Monday 2 September 2024

Out of the Past - all the reviews (1947 Jacques Tourneur)

Delicious dialogue like in roulette scene:

"Is there a way to win?"
"Well there's a way to lose more slowly" -

and "You're like a leaf that blows from one gutter to another" -

and the definitive "Baby, I don't care" (which is the title of Lee Server's Mitchum autobiography).

The downbeat outcome is most welcome and appropriate.

Child actor Dickie Moore was not deaf and dumb. He's also in Heaven Can Wait as the fifteen year old version of Don Ameche. And he had the distinction of giving Shirley Temple her first on-screen kiss in Miss Annie Rooney in 1942. He also wrote a book, 'Twinkle, Twinkle, Little Star (but don’t have sex or take the car)', in which he interviewed other child actors, including Natalie Wood and Peggy Ann Garner, about their experiences. His favourite actor was Barbara Stanwyck in So Big, but the actor most of the kids responded well to was Spencer Tracy.

Theresa Harris (Baby Face and IWWAZ) and Caleb Peterson



27 May 2023:

Don Macpherson in 'Time Out': 'Superbly crafted pulp is revealed at every level: in the intricate script by Daniel Mainwaring (whose credits for Phenix City Story and Invasion of the Body Snatchers need no further recommendation), the almost abstract lighting patterns of Nick Musuraca (previously perfected in Cat People and The Spiral Staircase), and the downbeat otherworldliness of Jacques Tourneur (only equalled in his I Walked With a Zombie). All these B movie poets were under contract to RKO in the winter of 1946, and produced the best movie of everyone involved...'.

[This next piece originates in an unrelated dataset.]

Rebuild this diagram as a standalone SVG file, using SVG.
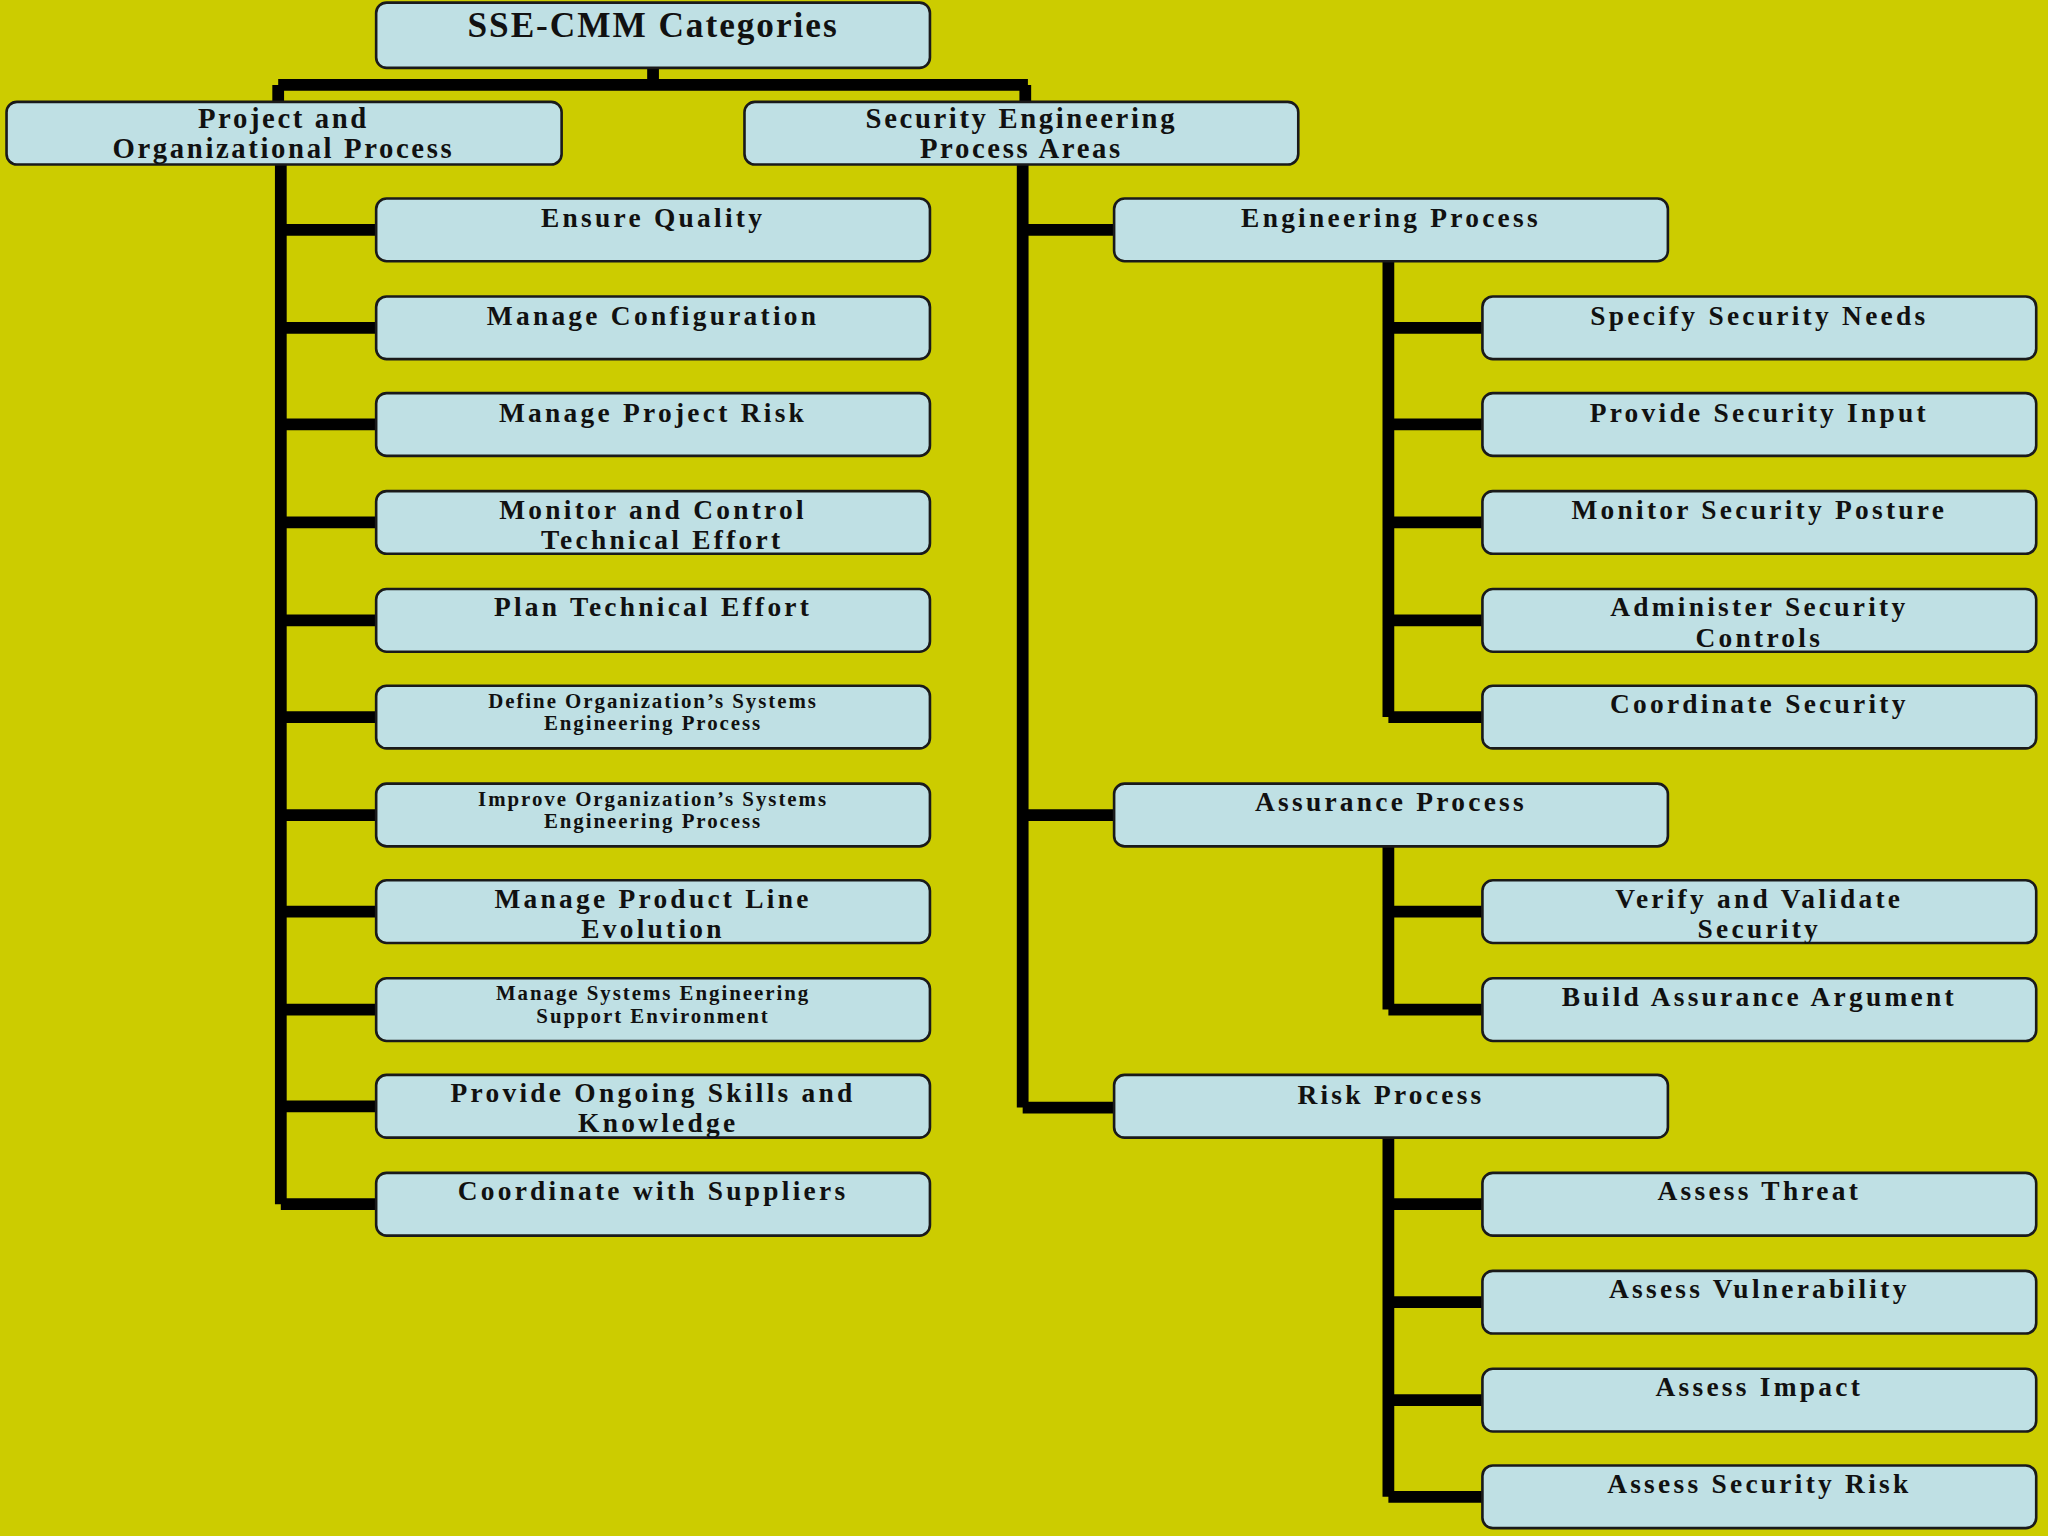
<svg xmlns="http://www.w3.org/2000/svg" width="2048" height="1536" viewBox="0 0 2048 1536">
<style>
.b{fill:#bfe0e4;stroke:#1a1a1a;stroke-width:2}
text{font-family:"Liberation Serif","Times New Roman",serif;font-size:21px;text-anchor:middle;fill:#111;letter-spacing:2.5px;font-weight:600}
.s{font-size:16px;letter-spacing:1.5px}
.h{font-size:22px;font-weight:bold;letter-spacing:2px}
.c{stroke:#000;stroke-width:9;fill:none}
</style>
<rect width="2048" height="1536" fill="#cccc00"/>
<g transform="scale(1.3061)">
<g id="connectors" class="c">
<path d="M500 52V65M213 65H787M213 65V78M785 65V78"/>
<path d="M215 126V922M215 176H288M215 251H288M215 325H288M215 400H288M215 475H288M215 549H288M215 624H288M215 698H288M215 773H288M215 847H288M215 922H288"/>
<path d="M783 126V848M783 176H853M783 624H853M783 848H853"/>
<path d="M1063 200V549M1063 251H1135M1063 325H1135M1063 400H1135M1063 475H1135M1063 549H1135"/>
<path d="M1063 648V773M1063 698H1135M1063 773H1135"/>
<path d="M1063 872V1146M1063 922H1135M1063 997H1135M1063 1072H1135M1063 1146H1135"/>
</g>
<g id="title"><rect class="b" x="288" y="2" width="424" height="50" rx="8"/><text class="h" x="500" y="28" style="font-size:27px;letter-spacing:1.5px">SSE-CMM Categories</text></g>
<g id="poph"><rect class="b" x="5" y="78" width="425" height="48" rx="8"/><text class="h" x="217" y="98">Project and</text><text class="h" x="217" y="121">Organizational Process</text></g>
<g id="seph"><rect class="b" x="570" y="78" width="424" height="48" rx="8"/><text class="h" x="782" y="98">Security Engineering</text><text class="h" x="782" y="121">Process Areas</text></g>
<g id="l1"><rect class="b" x="288" y="152" width="424" height="48" rx="8"/><text x="500" y="174">Ensure Quality</text></g>
<g id="l2"><rect class="b" x="288" y="227" width="424" height="48" rx="8"/><text x="500" y="249">Manage Configuration</text></g>
<g id="l3"><rect class="b" x="288" y="301" width="424" height="48" rx="8"/><text x="500" y="323">Manage Project Risk</text></g>
<g id="l4"><rect class="b" x="288" y="376" width="424" height="48" rx="8"/><text x="500" y="397">Monitor and Control</text><text x="507" y="420">Technical  Effort</text></g>
<g id="l5"><rect class="b" x="288" y="451" width="424" height="48" rx="8"/><text x="500" y="472">Plan Technical Effort</text></g>
<g id="l6"><rect class="b" x="288" y="525" width="424" height="48" rx="8"/><text class="s" x="500" y="542">Define Organization’s Systems</text><text class="s" x="500" y="559">Engineering Process</text></g>
<g id="l7"><rect class="b" x="288" y="600" width="424" height="48" rx="8"/><text class="s" x="500" y="617">Improve Organization’s Systems</text><text class="s" x="500" y="634">Engineering Process</text></g>
<g id="l8"><rect class="b" x="288" y="674" width="424" height="48" rx="8"/><text x="500" y="695">Manage Product Line</text><text x="500" y="718">Evolution</text></g>
<g id="l9"><rect class="b" x="288" y="749" width="424" height="48" rx="8"/><text class="s" x="500" y="766">Manage Systems Engineering</text><text class="s" x="500" y="783">Support Environment</text></g>
<g id="l10"><rect class="b" x="288" y="823" width="424" height="48" rx="8"/><text x="500" y="844">Provide Ongoing Skills and</text><text x="504" y="867">Knowledge</text></g>
<g id="l11"><rect class="b" x="288" y="898" width="424" height="48" rx="8"/><text x="500" y="919">Coordinate with Suppliers</text></g>
<g id="eng"><rect class="b" x="853" y="152" width="424" height="48" rx="8"/><text x="1065" y="174">Engineering Process</text></g>
<g id="asp"><rect class="b" x="853" y="600" width="424" height="48" rx="8"/><text x="1065" y="621">Assurance Process</text></g>
<g id="rsk"><rect class="b" x="853" y="823" width="424" height="48" rx="8"/><text x="1065" y="845">Risk Process</text></g>
<g id="r1"><rect class="b" x="1135" y="227" width="424" height="48" rx="8"/><text x="1347" y="249">Specify Security Needs</text></g>
<g id="r2"><rect class="b" x="1135" y="301" width="424" height="48" rx="8"/><text x="1347" y="323">Provide Security Input</text></g>
<g id="r3"><rect class="b" x="1135" y="376" width="424" height="48" rx="8"/><text x="1347" y="397">Monitor Security Posture</text></g>
<g id="r4"><rect class="b" x="1135" y="451" width="424" height="48" rx="8"/><text x="1347" y="472">Administer Security</text><text x="1347" y="495">Controls</text></g>
<g id="r5"><rect class="b" x="1135" y="525" width="424" height="48" rx="8"/><text x="1347" y="546">Coordinate Security</text></g>
<g id="r6"><rect class="b" x="1135" y="674" width="424" height="48" rx="8"/><text x="1347" y="695">Verify and Validate</text><text x="1347" y="718">Security</text></g>
<g id="r7"><rect class="b" x="1135" y="749" width="424" height="48" rx="8"/><text x="1347" y="770">Build Assurance Argument</text></g>
<g id="r8"><rect class="b" x="1135" y="898" width="424" height="48" rx="8"/><text x="1347" y="919">Assess Threat</text></g>
<g id="r9"><rect class="b" x="1135" y="973" width="424" height="48" rx="8"/><text x="1347" y="994">Assess Vulnerability</text></g>
<g id="r10"><rect class="b" x="1135" y="1048" width="424" height="48" rx="8"/><text x="1347" y="1069">Assess Impact</text></g>
<g id="r11"><rect class="b" x="1135" y="1122" width="424" height="48" rx="8"/><text x="1347" y="1143">Assess Security Risk</text></g>
</g>
</svg>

Which is nicely put, but not quite the whole story. Mainwaring adapted his own novel 'Build My Gallows High', which then James M. Cain rewrote, simplifying the flashback structure and 'removing every last shred of lovability from the femme fatale'; Tourneur then had suggestions, and RKO script doctor Frank Fenton finally removed some of Cain's excesses and polished the whole thing, writing new dialogue for nearly every scene (I trust Lee Server's impressively researched book on Mitchum for this material).

Which also provides interesting stuff about Musuraca, who had found that if he was overlighting a scene, it was because one initial light was badly placed or adjusted, and once you'd fixed that, you could then take lights away and simplify everything. "It was so dark on the set, "said Jane Greer, "you didn't know who else was there half the time".

Anyway, despite not being a critical or commercial hit at the time, it's still fabulous. With Mitchum (who Tourneur loved for his ability to listen) are Jane Greer, Kirk Douglas, Paul Valentine (good as hood), Virginia Huston (nice GF), Rhonda Fleming, Richard Webb (nice guy back home), Steve Brodie (partner), Dickie Moore really good as deaf kid, Ken Niles (Eels).

Mitchum listening and thinking, in long take with Kirk Douglas




I love this lighting because I'm not sure how it was done. Is it really that match flame?

6 August 2020:

Classic noir, serpentine and dangerous as a snake in a bad mood.

It begins with the camera in the back of the seat - three years before Gun Crazy - just saying. (I seem to be a bit fascinated by this - see this post, for example.)


Daniel Mainwaring's other screen credits include The Big Steal, This Woman Is Dangerous, The Phenix City Story and Invasion of the Body Snatchers. Funnily enough, like Restless, our preceding film, it's about someone who's been keeping low for years but then is found and drawn back into the past.

Shot by Nicholas Musuraca, music by Roy Webb, nice direction of mood by Tourneur.

With great moments of tension, Hopperish lighting and snappy dialogue it's a perfect alignment of talents.



I don't know if it had a higher budget than some of the RKO features but it does move around artfully all over the place - San Francisco and Acapulco are stock shots, of course, but we do seem to be in Tahoe, Nevada, Reno, Sierra Nevada Mountains. But in fact it's clever location filming: it was actually just filmed around Bridgeport in the Sierras and back at RKO.

Now I've another thing to study next time - Eddie Muller points out that Musaraca is not lighting in total chiaroscuro but using fill lights to detail some of the interior backgrounds - have to look out for that. Doesn't apply to his Hopper touches, above, of course. It is beautifully shot.